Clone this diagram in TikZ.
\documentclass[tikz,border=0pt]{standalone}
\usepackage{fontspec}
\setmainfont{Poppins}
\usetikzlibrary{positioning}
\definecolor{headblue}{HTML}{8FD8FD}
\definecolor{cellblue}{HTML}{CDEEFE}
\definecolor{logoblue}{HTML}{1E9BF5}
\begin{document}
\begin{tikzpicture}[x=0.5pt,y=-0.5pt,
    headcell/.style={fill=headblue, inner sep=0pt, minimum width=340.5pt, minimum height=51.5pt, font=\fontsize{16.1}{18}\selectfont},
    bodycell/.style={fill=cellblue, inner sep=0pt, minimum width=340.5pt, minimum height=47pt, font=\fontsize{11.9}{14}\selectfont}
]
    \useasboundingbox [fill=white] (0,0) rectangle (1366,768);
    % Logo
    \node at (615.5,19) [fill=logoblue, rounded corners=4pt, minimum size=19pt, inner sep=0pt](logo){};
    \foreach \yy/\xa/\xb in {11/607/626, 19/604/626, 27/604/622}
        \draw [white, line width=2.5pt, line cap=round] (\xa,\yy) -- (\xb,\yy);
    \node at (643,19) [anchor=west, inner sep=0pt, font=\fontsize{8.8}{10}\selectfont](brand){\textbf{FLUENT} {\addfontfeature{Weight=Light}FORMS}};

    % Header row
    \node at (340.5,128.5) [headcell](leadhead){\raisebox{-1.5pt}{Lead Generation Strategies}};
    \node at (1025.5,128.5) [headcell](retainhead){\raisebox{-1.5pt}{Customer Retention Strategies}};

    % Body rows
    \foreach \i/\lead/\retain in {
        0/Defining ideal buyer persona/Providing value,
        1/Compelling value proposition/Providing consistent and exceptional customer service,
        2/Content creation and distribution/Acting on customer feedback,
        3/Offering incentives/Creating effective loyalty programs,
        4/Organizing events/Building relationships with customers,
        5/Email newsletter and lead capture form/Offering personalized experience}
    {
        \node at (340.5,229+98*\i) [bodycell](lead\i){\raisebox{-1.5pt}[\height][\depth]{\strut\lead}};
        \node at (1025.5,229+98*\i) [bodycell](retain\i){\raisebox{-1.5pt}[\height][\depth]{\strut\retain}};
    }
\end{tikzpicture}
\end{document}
····················
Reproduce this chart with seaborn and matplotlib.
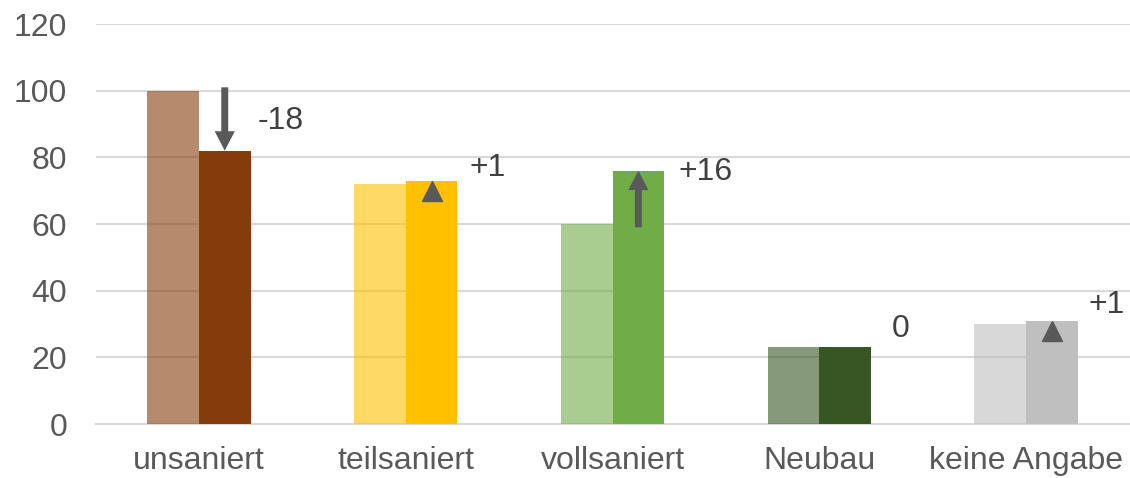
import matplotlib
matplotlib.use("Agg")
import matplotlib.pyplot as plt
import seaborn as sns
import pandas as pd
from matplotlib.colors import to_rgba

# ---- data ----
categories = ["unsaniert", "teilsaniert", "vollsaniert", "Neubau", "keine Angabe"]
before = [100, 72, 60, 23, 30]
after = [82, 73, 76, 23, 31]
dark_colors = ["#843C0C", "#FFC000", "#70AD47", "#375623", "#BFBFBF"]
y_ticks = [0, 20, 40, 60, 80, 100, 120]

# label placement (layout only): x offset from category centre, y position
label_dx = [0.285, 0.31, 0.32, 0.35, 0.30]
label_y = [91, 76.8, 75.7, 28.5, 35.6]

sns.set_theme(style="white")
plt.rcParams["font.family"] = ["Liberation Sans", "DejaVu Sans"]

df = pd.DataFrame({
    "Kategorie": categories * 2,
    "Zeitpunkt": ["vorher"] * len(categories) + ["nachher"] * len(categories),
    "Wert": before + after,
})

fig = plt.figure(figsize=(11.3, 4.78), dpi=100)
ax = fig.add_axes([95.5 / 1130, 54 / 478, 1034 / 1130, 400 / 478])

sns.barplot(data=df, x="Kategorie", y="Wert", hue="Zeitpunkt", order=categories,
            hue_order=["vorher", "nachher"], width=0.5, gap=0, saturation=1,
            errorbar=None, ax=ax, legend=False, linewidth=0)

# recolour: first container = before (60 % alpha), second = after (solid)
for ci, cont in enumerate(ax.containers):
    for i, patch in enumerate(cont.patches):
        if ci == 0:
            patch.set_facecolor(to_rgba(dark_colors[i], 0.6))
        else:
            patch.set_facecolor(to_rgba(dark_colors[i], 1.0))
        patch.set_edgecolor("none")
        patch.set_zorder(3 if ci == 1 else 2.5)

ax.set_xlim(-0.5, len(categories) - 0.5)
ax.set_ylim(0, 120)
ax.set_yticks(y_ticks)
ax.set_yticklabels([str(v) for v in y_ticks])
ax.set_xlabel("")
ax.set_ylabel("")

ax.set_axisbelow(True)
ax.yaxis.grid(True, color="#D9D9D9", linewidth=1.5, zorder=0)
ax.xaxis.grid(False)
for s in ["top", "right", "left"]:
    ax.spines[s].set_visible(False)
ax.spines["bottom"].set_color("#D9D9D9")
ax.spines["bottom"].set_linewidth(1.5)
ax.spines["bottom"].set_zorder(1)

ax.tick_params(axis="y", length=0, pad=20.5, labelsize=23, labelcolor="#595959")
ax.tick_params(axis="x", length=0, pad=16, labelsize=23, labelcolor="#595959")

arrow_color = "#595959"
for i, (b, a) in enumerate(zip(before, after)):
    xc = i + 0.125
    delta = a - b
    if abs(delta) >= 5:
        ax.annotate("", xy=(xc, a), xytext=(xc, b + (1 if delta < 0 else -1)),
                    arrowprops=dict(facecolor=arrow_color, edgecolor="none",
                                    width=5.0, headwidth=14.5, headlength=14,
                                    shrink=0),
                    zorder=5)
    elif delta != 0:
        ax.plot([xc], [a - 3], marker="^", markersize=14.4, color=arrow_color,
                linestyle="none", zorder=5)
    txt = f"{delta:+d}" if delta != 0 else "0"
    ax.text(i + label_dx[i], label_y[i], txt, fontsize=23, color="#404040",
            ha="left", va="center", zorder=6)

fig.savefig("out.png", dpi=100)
····················
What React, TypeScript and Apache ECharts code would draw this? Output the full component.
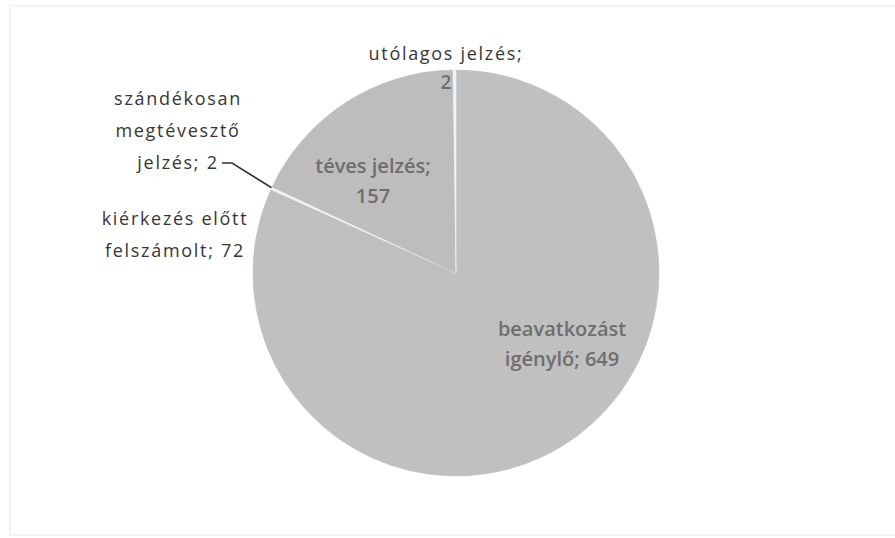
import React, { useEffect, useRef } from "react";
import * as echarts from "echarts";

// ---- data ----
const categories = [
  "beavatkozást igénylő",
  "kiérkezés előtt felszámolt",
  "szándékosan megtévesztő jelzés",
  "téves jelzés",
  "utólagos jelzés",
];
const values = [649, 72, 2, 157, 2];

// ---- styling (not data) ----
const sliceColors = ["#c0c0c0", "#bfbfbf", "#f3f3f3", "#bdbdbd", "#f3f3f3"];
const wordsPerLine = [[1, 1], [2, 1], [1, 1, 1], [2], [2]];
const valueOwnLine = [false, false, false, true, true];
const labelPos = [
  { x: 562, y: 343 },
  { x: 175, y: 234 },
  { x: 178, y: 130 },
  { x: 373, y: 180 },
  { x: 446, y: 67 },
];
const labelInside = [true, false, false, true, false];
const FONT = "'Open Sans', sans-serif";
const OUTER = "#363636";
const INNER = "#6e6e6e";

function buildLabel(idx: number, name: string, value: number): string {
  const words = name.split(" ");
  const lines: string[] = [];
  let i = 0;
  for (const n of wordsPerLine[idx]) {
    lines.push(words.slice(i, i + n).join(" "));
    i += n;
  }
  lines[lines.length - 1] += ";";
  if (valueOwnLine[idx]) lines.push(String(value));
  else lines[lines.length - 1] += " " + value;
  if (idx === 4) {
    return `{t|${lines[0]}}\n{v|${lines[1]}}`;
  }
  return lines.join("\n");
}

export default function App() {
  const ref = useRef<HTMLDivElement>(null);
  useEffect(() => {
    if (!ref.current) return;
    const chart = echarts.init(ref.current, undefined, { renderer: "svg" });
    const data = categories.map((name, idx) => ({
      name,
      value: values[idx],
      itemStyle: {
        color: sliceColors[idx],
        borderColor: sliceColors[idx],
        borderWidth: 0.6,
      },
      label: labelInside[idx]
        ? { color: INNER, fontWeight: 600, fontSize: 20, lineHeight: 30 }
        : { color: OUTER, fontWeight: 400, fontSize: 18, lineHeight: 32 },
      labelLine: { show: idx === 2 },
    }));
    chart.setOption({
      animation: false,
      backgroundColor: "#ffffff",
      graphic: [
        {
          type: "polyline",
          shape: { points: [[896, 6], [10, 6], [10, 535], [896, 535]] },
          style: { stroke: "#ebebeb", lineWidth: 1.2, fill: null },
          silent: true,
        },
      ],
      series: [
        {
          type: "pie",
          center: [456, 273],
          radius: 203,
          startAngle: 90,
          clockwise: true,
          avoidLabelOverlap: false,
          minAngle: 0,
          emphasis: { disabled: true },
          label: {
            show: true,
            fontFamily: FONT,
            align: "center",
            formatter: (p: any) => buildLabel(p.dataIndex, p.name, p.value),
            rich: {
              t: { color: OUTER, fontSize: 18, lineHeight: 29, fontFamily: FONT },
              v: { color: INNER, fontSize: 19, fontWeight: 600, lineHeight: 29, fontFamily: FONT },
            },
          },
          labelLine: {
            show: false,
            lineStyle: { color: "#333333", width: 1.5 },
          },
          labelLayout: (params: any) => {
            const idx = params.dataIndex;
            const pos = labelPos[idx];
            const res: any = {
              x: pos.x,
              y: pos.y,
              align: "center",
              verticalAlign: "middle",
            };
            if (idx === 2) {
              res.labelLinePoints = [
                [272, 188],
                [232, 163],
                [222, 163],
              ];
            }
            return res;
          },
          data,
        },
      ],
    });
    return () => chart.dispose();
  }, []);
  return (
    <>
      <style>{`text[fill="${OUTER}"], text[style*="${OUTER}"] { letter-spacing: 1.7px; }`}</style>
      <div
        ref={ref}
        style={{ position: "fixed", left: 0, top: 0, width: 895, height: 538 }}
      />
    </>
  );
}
····················
- Exercise requirements
Set down, without pictures, the lines between the line holding "Reproduce this chart" and the line holding "from matplotlib.colors import to_rgba", both inclusive.

- Solution to this problem
Reproduce this chart with seaborn and matplotlib.
import matplotlib
matplotlib.use("Agg")
import matplotlib.pyplot as plt
import seaborn as sns
import pandas as pd
from matplotlib.colors import to_rgba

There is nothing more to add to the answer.